В конце февраля 1830 года Хосров-Мирза прибыл в Тегеран и был благосклонно принят самим Фетх-Али-шахом, которому и вручил грамоту русского императора.
«Мне приятно, – писал в ней государь, – что Хосров-Мирза был избран вашим величеством для укрепления союза Персии с Россией. Похвальные качества его, в непродолжительное пребывание в России, приобрели ему не только Мое благоволение, но и любовь всеобщую. Я поздравляю вас, державный государь, со внуком, подающим блестящие надежды: он явился здесь достойным сыном любимого вами наследника вашего. В заключение я долгом считаю поручить Хосров-Мирзу особенному вниманию и милостям вашего величества».
Расположение и внимание, которыми император Николай отличил молодого принца, хорошо были известны в Персии и на первых порах поставили его в глазах народа чрезвычайно высоко. К этому прибавились военные отличия, оказанные принцем в Хорасанской экспедиции, в начале 1831 года, когда Аббас-Мирза предпринял поход в восточные провинции Персии, «чтобы стереть, – как он писал государю, – нечистый прах мятежа с лица того края». Хосров-Мирза, двигавшийся к нему на соединение через Систанские степи, с горстью своих людей разбил текинскую конницу и вообще оказал такие услуги шахскому правительству и самому Аббас-Мирзе, что был сделан самостоятельным начальником города Ак-Дербента.
Так жизнь Хосрова складывалась сначала необыкновенно счастливо, обещая ему долгие годы славных деяний. Но люди Востока редко умеют держаться в пределах благоразумия.

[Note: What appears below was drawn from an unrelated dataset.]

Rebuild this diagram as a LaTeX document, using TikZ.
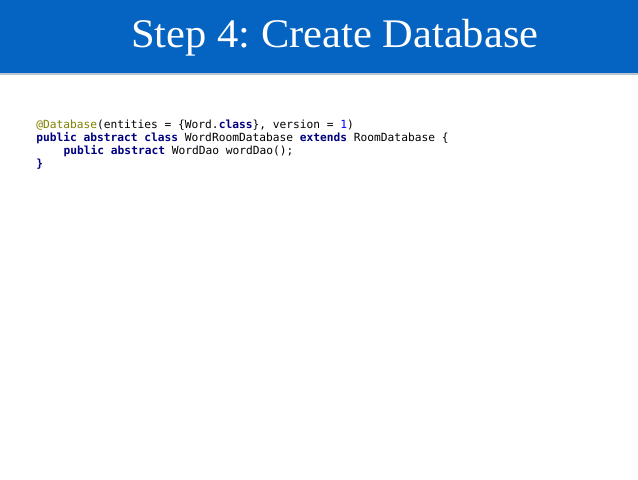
\documentclass[tikz,border=0pt]{standalone}
\usepackage{fontspec}
\setmainfont{Liberation Serif}
\newfontfamily\codefont{DejaVu Sans Mono}
\frenchspacing
\definecolor{barblue}{HTML}{0563C1}
\definecolor{annot}{HTML}{808000}
\definecolor{kw}{HTML}{000080}
\definecolor{num}{HTML}{0000FF}
\definecolor{shadowgray}{HTML}{B8C4D4}
\tikzset{
  codeline/.style={anchor=base west, inner sep=0pt, font=\codefont\fontsize{8.42pt}{10pt}\selectfont, text=black},
  titletext/.style={anchor=base west, inner sep=0pt, text=white, font=\fontsize{30.5pt}{36pt}\selectfont}
}
\newcommand{\kwd}[1]{\textcolor{kw}{\bfseries #1}}
\begin{document}
\begin{tikzpicture}[x=0.75pt,y=-0.75pt]
\useasboundingbox (0,0) rectangle (638,479);
\fill[white] (0,0) rectangle (638,479);
\fill[shadowgray] (0,72) rectangle (638,75);
\fill[barblue] (0,0) rectangle (638,72.5);
\node[titletext, xscale=1.045] (title) at (131,47.5) {Step 4: Create Database};
\node[codeline] (l1) at (36,128.7) {\textcolor{annot}{@Database}(entities = \{Word.\kwd{class}\}, version = \textcolor{num}{1})};
\node[codeline] (l2) at (36,141.5) {\kwd{public} \kwd{abstract} \kwd{class} WordRoomDatabase \kwd{extends} RoomDatabase \{};
\node[codeline] (l3) at (63.4,154.3) {\kwd{public} \kwd{abstract} WordDao wordDao();};
\node[codeline] (l4) at (36,167.1) {\kwd{\}}};
\end{tikzpicture}
\end{document}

В принце мало-помалу возникали честолюбивые стремления, а слухи о том, будто бы Аббас-Мирза готовится сделать его своим наследником, помимо старших сыновей, окончательно вскружили ему голову надеждами, которым никогда не суждено было сбыться. Под обаянием этих надежд принц стал заносчив и надменен даже с родными братьями. Последние, конечно, не остались в долгу и против Хосрова образовалась целая враждебная лига, во главе которой стал Мамед-Мирза, старший брат, боявшийся потерять через него шахский престол, который он должен был наследовать по праву рождения.
Хосров отлично понимал опасную игру, которую затеял с таким легкомыслием. Но, заручившись расположением к себе каймакама, Мирзы-Абул-Касима, человека всемогущего, перед которым дрожала целая Персия, он мало обращал внимания на подпольные интриги, которыми его старались опутать. И уже одна эта беспечность едва не погубила Хосрова.
Однажды, проезжая через город Себзевар, находившийся под управлением Мамед-Мирзы, он был задержан и подвергнут, по приказанию последнего, строжайшему надзору; четыреста конных туркмен были приставлены к принцу, чтобы следить за каждым его шагом, а для большей безопасности распорядились даже секретно расковать его любимую лошадь, не имевшую себе подобной в целом улусе. Глубоко оскорбленный принц решился бежать и ждал для этого только удобного момента. Покорностью и лаской ему удалось усыпить бдительность своих сторожей, и раз, во время прогулки, воспользовавшись тем, что конвой ехал довольно беспечно, он отделился вперед и вдруг пустился скакать по Тегеранской дороге… Поздно понял конвой, что это настоящее бегство. Четыреста человек понеслись в погоню, но конь Хосрова скакал быстрее стрелы, – и туркмены «не достигли, по выражению персиян, даже взвившейся пыли, которая, укрыла за собой уносившегося всадника».